As I drove to work one day last week, I caught a snippet on NPR about how failing a course affects individual student achievement and ultimately, graduation rates. Failing even one course dramatically affects whether a student will go on to achieve academic success; students have a lower probability of graduating with each class failed. While not the first time I've heard this research touted, this piece of NPR programming got me thinking: how do we positively affect failure rates without watering down curriculum or passing students willy-nilly? While I don't have the magic answer, I do think there is a valuable process in reflecting on our own instructional practices and how we might intervene with a student who is failing.


Step One: Look at the Data

In order to get a sound understanding of why kids are failing in our class or content area, we need to look at who is failing and at their individual areas of deficiency. We need to look at our grade reports, find the information, and then meet in our data teams to discuss the areas where kids are lagging behind. This is where the rubber meets the road: data has to drive decisions.


Step Two: Ask Questions

Next, we need to analyze the data and ask ourselves" what are the root causes of each failing student?". Sometimes "the why" is outside of our control. The student has been sick and missed class, so s/he will need remediation when s/he returns. Often times the answer lies within us and we become afraid to ask it: What am I doing or not doing that is negatively impacting student achievement in my classroom? Questioning our own teaching is not a fun practice. It is much easier to lay the blame at someone else's door; however, to truly articulate a change in student achievement, we have to ask the hard questions.


We also need to realize that often times students fail for a combination of reasons. Sometimes we can affect change in achievement by varying our instruction, but often this intervention needs to be accompanied with another like helping a student with test taking strategies.


Step Three: Implement Interventions

Once we think we have found the reason why a student is underachieving, we need to implement interventions to help the student. As we begin to implement the interventions, we need to repeatedly assess the success of our interventions: are they working? Are students achieving at higher rates due to our implementation of interventions? If not, we need to take another look at our interventions and adjust accordingly.

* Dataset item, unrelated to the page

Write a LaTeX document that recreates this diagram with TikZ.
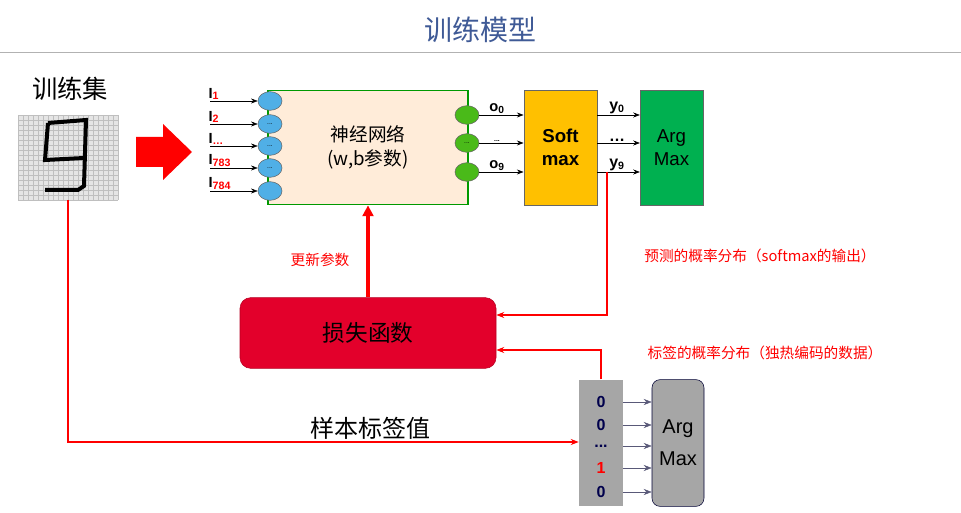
\documentclass[tikz,border=0pt]{standalone}
\usepackage{fontspec}
\setmainfont{Liberation Sans}
\newfontfamily\cjk{Noto Sans CJK SC}
\usetikzlibrary{arrows.meta,shapes.geometric}
\definecolor{sy}{HTML}{FFC000}
\definecolor{ag}{HTML}{00B050}
\definecolor{lr}{HTML}{E3002B}
\definecolor{tb}{HTML}{3F5A96}
\begin{document}
\begin{tikzpicture}[x=0.75pt,y=-0.75pt,
  inc/.style={ellipse,draw=black!60,fill=cyan!80!blue!70,minimum width=18pt,minimum height=14pt,inner sep=0pt,font=\tiny},
  outc/.style={ellipse,draw=black!60,fill=green!60!lime!70!black!90,minimum width=18pt,minimum height=14pt,inner sep=0pt,font=\tiny},
  arr/.style={-{Stealth[length=5pt]},black},
  garr/.style={-{Stealth[length=6pt]},black!60!blue!30!gray},
  rl/.style={red,thick},
  rlab/.style={red,font=\cjk\fontsize{11}{13}\selectfont}]
\useasboundingbox (0,0) rectangle (961,513);
\node[text=tb,font=\cjk\fontsize{21}{24}\selectfont] (title) at (480,30) {训练模型};
\draw[gray!60] (0,52) -- (961,52);
\node[font=\cjk\fontsize{19}{22}\selectfont] (trs) at (70,89) {训练集};
% digit grid
\fill[gray!20] (18,115) rectangle (118,200);
\foreach \i in {0,...,20} {\draw[gray!50,line width=0.4pt] (18+\i*5,115) -- (18+\i*5,200);}
\foreach \j in {0,...,17} {\draw[gray!50,line width=0.4pt] (18,115+\j*5) -- (118,115+\j*5);}
\draw[line width=3pt,line join=miter] (48,123) -- (45,160) -- (84,158);
\draw[line width=3pt] (48,123) -- (86,120) -- (84,186) -- (78,190) -- (45,190);
\coordinate (dig) at (68,200);
% big red arrow
\fill[red] (136,137) -- (163,137) -- (163,124) -- (192,152) -- (163,180) -- (163,167) -- (136,167) -- cycle;
% NN box
\node[draw=green!60!black,thick,fill=orange!15,minimum width=150pt,minimum height=86pt,font=\cjk\fontsize{14}{18}\selectfont,align=center] (nn) at (368,147.5) {神经网络\\(w,b参数)};
\foreach \y/\n/\l [count=\k] in {101/a/1,124/b/2,146/c/\dots,168/d/783,191/e/784} {
  \node[inc] (i\n) at (270,\y) {\ifnum\k>1\ifnum\k<5 ...\fi\fi};
  \coordinate (s\n) at (210,\y);
  \draw[arr] (s\n) -- (i\n);
  \node[anchor=south west,inner sep=1pt,font=\bfseries\fontsize{11}{12}\selectfont] (lab\n) at (207,\y) {I\textcolor{red}{\fontsize{8}{9}\selectfont\raisebox{-1pt}{\l}}};
}
\foreach \y/\n/\l in {115/a/o\textsubscript{0},143/b/{\tiny ...},172/c/o\textsubscript{9}} {
  \node[outc] (o\n) at (467,\y) {};
  \node[anchor=south,font=\bfseries\fontsize{11}{12}\selectfont,inner sep=1pt] (ol\n) at (497,\y) {\l};
}
\node[font=\tiny] at (467,143) {...};
% softmax
\node[draw=black!60,fill=sy,minimum width=55pt,minimum height=86pt,font=\bfseries\fontsize{14}{17}\selectfont,align=center] (sm) at (560.5,147.5) {Soft\\max};
\node[draw=black!60,fill=ag,minimum width=47pt,minimum height=86pt,font=\fontsize{14}{17}\selectfont,align=center] (am) at (671.5,147.5) {Arg\\Max};
\foreach \y/\n in {115/a,143/b,172/c} {\draw[arr] (o\n) -- (sm.west|-0,\y);}
\foreach \y/\l in {115/y\textsubscript{0},143/\dots,172/y\textsubscript{9}} {
  \draw[arr] (sm.east|-0,\y) -- (am.west|-0,\y);
  \node[anchor=south,font=\bfseries\fontsize{12}{13}\selectfont,inner sep=1pt] at (617,\y) {\l};}
% loss
\node[rounded corners=8pt,fill=lr,draw=lr!80!black,minimum width=192pt,minimum height=53pt,font=\cjk\fontsize{17}{20}\selectfont] (loss) at (368,333) {损失函数};
\draw[red,line width=2.5pt,-{Triangle[length=8pt,width=8pt]}] (loss.north) -- (nn.south);
\node[rlab] (upd) at (320,260) {更新参数};
\coordinate (c1) at (607,172);
\draw[rl,-{Stealth[length=6pt]}] (c1) -- (607,315) -- (loss.east|-0,315);
\node[rlab] (pred) at (760,256) {预测的概率分布（softmax的输出）};
% label vector
\node[fill=gray!70,minimum width=33pt,minimum height=95pt] (vec) at (601,443) {};
\draw[rl,-{Stealth[length=6pt]}] (vec.north) -- (601,350) -- (loss.east|-0,350);
\node[rlab] (lab) at (765,353) {标签的概率分布（独热编码的数据）};
\draw[rl,-{Stealth[length=6pt]}] (dig) -- (68,442) -- (vec.west|-0,442);
\node[font=\cjk\fontsize{18}{21}\selectfont] (ybl) at (370,428) {样本标签值};
\node[draw=black!80!blue,fill=gray!70,rounded corners=6pt,minimum width=39pt,minimum height=95pt,font=\fontsize{15}{18}\selectfont,align=center] (am2) at (678,443) {Arg\\[6pt]Max};
\foreach \y/\v in {402/0,425/0,446/{\textbf{...}},468/\textcolor{red}{\rmfamily 1},492/0} {
  \node[font=\fontsize{12}{13}\selectfont\bfseries,text=blue!30!black] at (601,\y) {\v};
  \draw[garr] (623,\y) -- (am2.west|-0,\y);}
\end{tikzpicture}
\end{document}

Step Four: Reflect on the Process

The last step requires that we take a moment to look at how our process of interventions affected the individual student. If we have exhausted all or our own resources, it may be time to reach out to an administrator for extra assistance. You have the history of trying to help the student and you have the data from this process to help the administrator inform his/her own practice as s/he works to help this student in other ways.


Teaching is profoundly personal. We pour our hearts and souls into the students we teach (can we get a measurement for that on our CCRPI?). Research shows that good teachers reflect on their practice. Take the time to look at "the why" behind your student failures and you will reap the benefits even if it's simply knowing that you cared enough to reflect.

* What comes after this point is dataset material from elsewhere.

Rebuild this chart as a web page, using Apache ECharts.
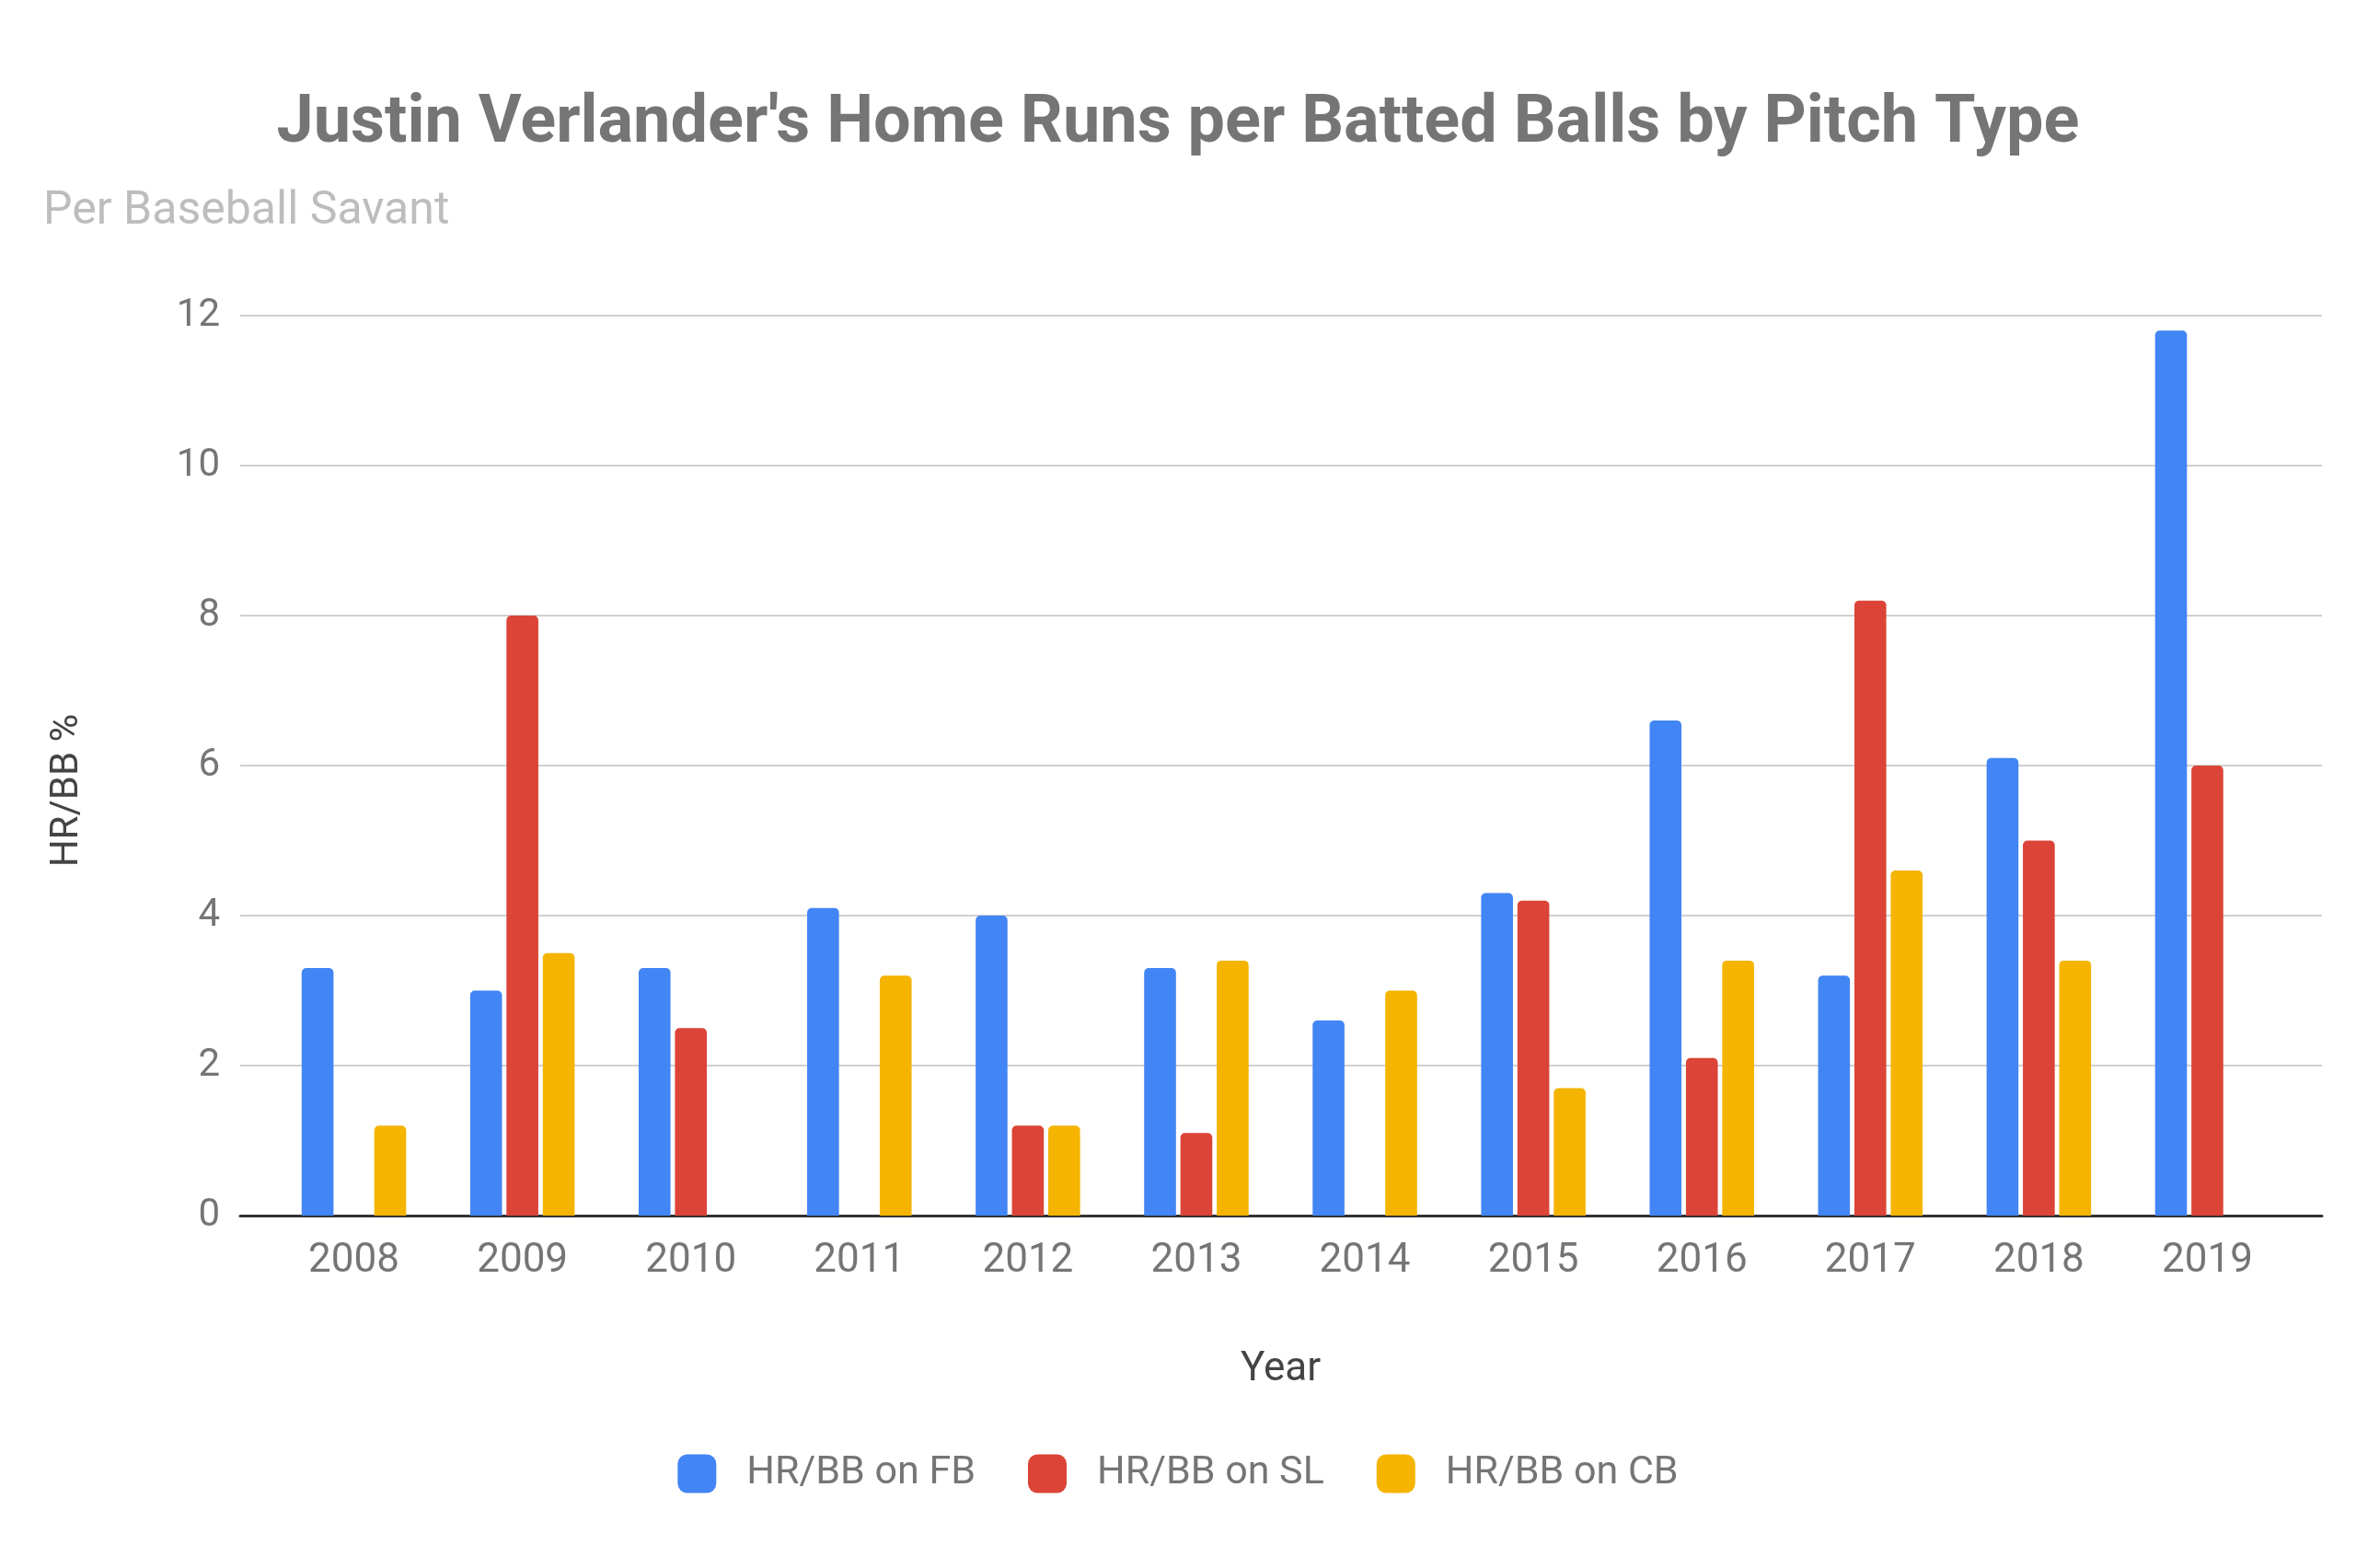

What the Data Doesn't Show

Thank you for those of you who contributed to the Padlet from last week's newsletter. Here are the results along with some other salient comments I collected.

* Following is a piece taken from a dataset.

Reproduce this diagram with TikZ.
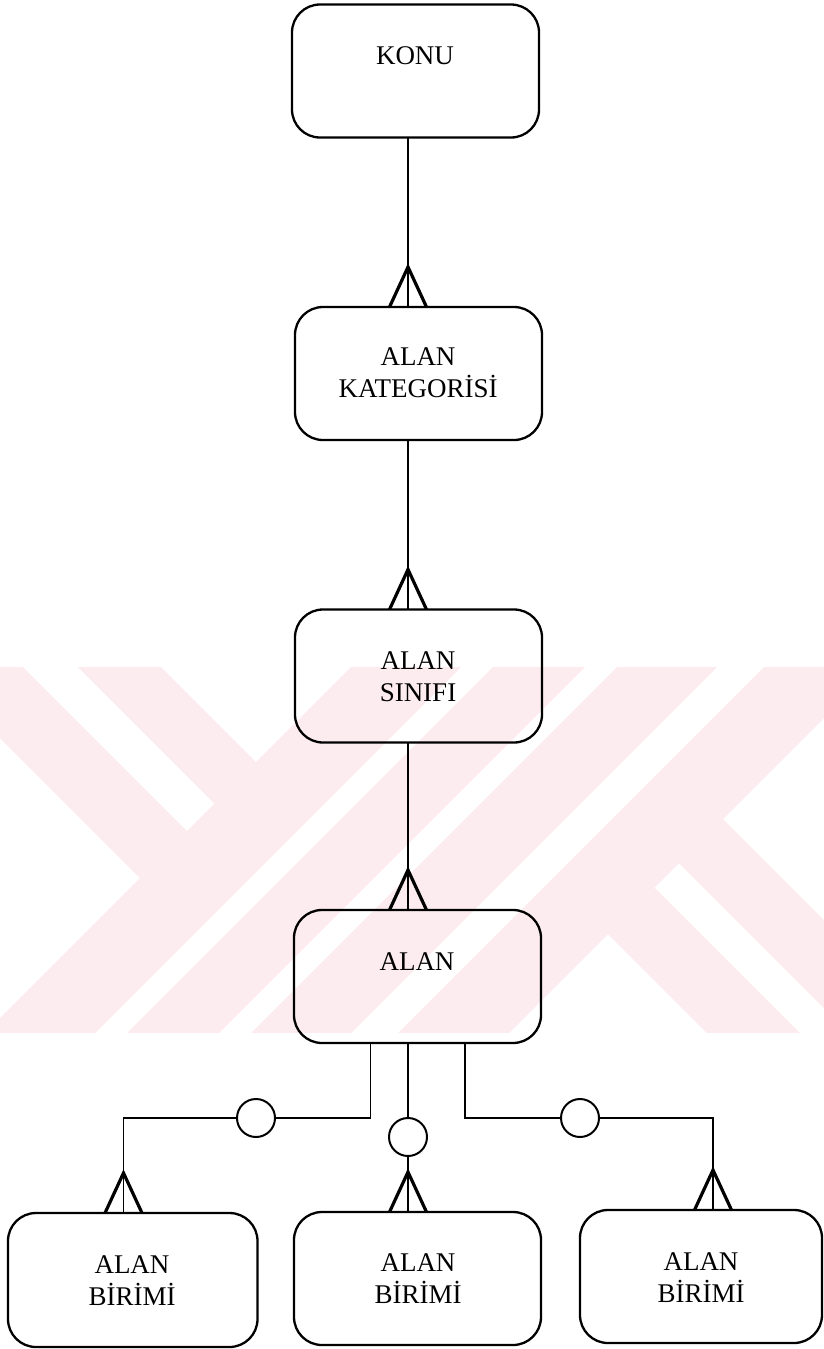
\documentclass[tikz,border=0pt]{standalone}
\usepackage{fontspec}
\setmainfont{Liberation Serif}
\usetikzlibrary{calc}
\definecolor{wm}{RGB}{252,235,239}
\newcommand\cfoot[1]{\draw[foot] ($(#1)+(-18.5,0)$) -- ($(#1)+(0,-40)$) -- ($(#1)+(18.5,0)$);}
\begin{document}
\begin{tikzpicture}[x=0.5pt,y=-0.5pt,
  ebox/.style={draw, line width=1.15pt, rounded corners=14pt, inner sep=0pt, outer sep=0pt,
    minimum width=123.5pt, minimum height=66.5pt},
  lbl/.style={font=\fontsize{13.5}{16}\selectfont, align=center, inner sep=0pt},
  conn/.style={line width=0.8pt},
  foot/.style={line width=1.6pt},
  oc/.style={draw, circle, line width=1pt, inner sep=0pt, outer sep=0pt, minimum size=19pt}]
\useasboundingbox (0,0) rectangle (824,1349);
% watermark
\begin{scope}
\clip (0,667) rectangle (824,1032);
\fill[wm] (-44,600) -- (187,831) -- (140,878) -- (-138,600) -- cycle;
\fill[wm] (94,600) -- (256,762) -- (214.5,803.5) -- (11,600) -- cycle;
\fill[wm] (418,600) -- (528,600) -- (28,1100) -- (-82,1100) -- cycle;
\fill[wm] (560,600) -- (652,600) -- (152,1100) -- (60,1100) -- cycle;
\fill[wm] (684,600) -- (784,600) -- (284,1100) -- (184,1100) -- cycle;
\fill[wm] (831,600) -- (942,600) -- (442,1100) -- (331,1100) -- cycle;
\fill[wm] (722.5,818.5) -- (900,996) -- (900,1084) -- (678.5,862.5) -- cycle;
\fill[wm] (654.5,887.5) -- (900,1133) -- (900,1226) -- (608,934) -- cycle;
\end{scope}
% boxes
\node[ebox] (konu) at (415.5,71) {};
\node[ebox] (kat) at (418.5,373.5) {};
\node[ebox] (sin) at (418.5,676) {};
\node[ebox] (alan) at (417.5,976.5) {};
\node[ebox, minimum width=124.75pt, minimum height=67pt] (b1) at (132.75,1280) {};
\node[ebox] (b2) at (417.5,1278.5) {};
\node[ebox, minimum width=121pt] (b3) at (701,1276.5) {};
% labels
\node[lbl] (konut) at (415,56) {KONU};
\node[lbl] (katt) at (418,373) {ALAN\\KATEGORİSİ};
\node[lbl] (sint) at (418,677) {ALAN\\SINIFI};
\node[lbl] (alant) at (417,962) {ALAN};
\node[lbl] (b1t) at (132,1281) {ALAN\\BİRİMİ};
\node[lbl] (b2t) at (418,1279) {ALAN\\BİRİMİ};
\node[lbl] (b3t) at (701,1278) {ALAN\\BİRİMİ};
% main spine
\coordinate (m) at (408,0);
\coordinate (f1) at (kat.north -| m);
\coordinate (f2) at (sin.north -| m);
\coordinate (f3) at (alan.north -| m);
\draw[conn] (konu.south -| m) -- (f1);
\draw[conn] (kat.south -| m) -- (f2);
\draw[conn] (sin.south -| m) -- (f3);
\cfoot{f1}
\cfoot{f2}
\cfoot{f3}
% bottom branches
\coordinate (l1) at (370.5,1118);
\coordinate (l2) at (123.5,1118);
\node[oc] (c1) at (256,1118) {};
\draw[conn] (alan.south -| l1) -- (l1) -- (c1);
\draw[conn] (c1) -- (l2) -- (b1.north -| l2);
\coordinate (g1) at (b1.north -| l2);
\cfoot{g1}
\node[oc] (c2) at (408,1137) {};
\draw[conn] (alan.south -| c2) -- (c2);
\draw[conn] (c2) -- (b2.north -| c2);
\coordinate (g2) at (b2.north -| c2);
\cfoot{g2}
\coordinate (r1) at (465,1118);
\coordinate (r2) at (713,1118);
\node[oc] (c3) at (580,1118) {};
\draw[conn] (alan.south -| r1) -- (r1) -- (c3);
\draw[conn] (c3) -- (r2) -- (b3.north -| r2);
\coordinate (g3) at (b3.north -| r2);
\cfoot{g3}
\end{tikzpicture}
\end{document}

What the Data Doesn't Show:


  • So often I have fantastic students that can describe things to me in words, which to me means that they really understand... but then they completely bomb the test. Some have testing anxiety, some just don't do well with the formal "testing language", but most DO understand and "know" more than standardized tests show.
  • Money is an issue. It is an issue for our students, our school and our district. The data cannot show how much more we do with less. We take fewer field trips. Last year- APES in Commerce took 4 field trips. One of those was to a wastewater treatment plant. One of the FRQs was on wastewater treatment. It is a certainty that the experience those kids had on the field trip better prepared them to answer that question. We have to find creative ways to pay for those types of experiences for kids.

    We share novels- a lot. We share calculators- a lot. We share microscopes and lab space, computers and even sometimes scissors.

    Some schools do not have these obstacles; however, being creative with resources and working within boundaries makes us appreciate what we do have. We are blessed in many ways and those blessings help us face and surmount the obstacles.

  • There are some school systems so poor that all they have is money and high test scores. Money cannot buy pride and school spirit, a love of students and a commitment to the community. High test scores cannot show how much growth students have made, they only show the end achievement.

  • We have great kids. When people outside our school visit, they always remark on how great our students are.

  • The test score does not predict how our kids will change the world, and change the world, they will. A number on a test doesn't include their grit and perseverance. These two characteristics, and a lot of our kids possess them, are better indicators of how well kids will do in the real world.

  • The data doesn't show that some of the best lessons a student learns from a teacher are the ones they use in real life- not the ones they are graded on in high school. It's a much bigger picture.

  • The data doesn't show all the times you saw your students for who they wanted to be. It doesn't show all of the times you valued their voice. It doesn't show that you teach them first and the curriculum or content second.

  • McDonald's may make more money (data) than Chick-fil-a, but I leave Chick-fil-a full and happy, unlike McDonald's; data doesn't show how happy the kids are learning in a warm nurturing environment.


I could go on and on with comments I received. The takeaway is that YOU MAKE A DIFFERENCE larger than any number on any test. MCHS is lucky to have some of the best teachers around.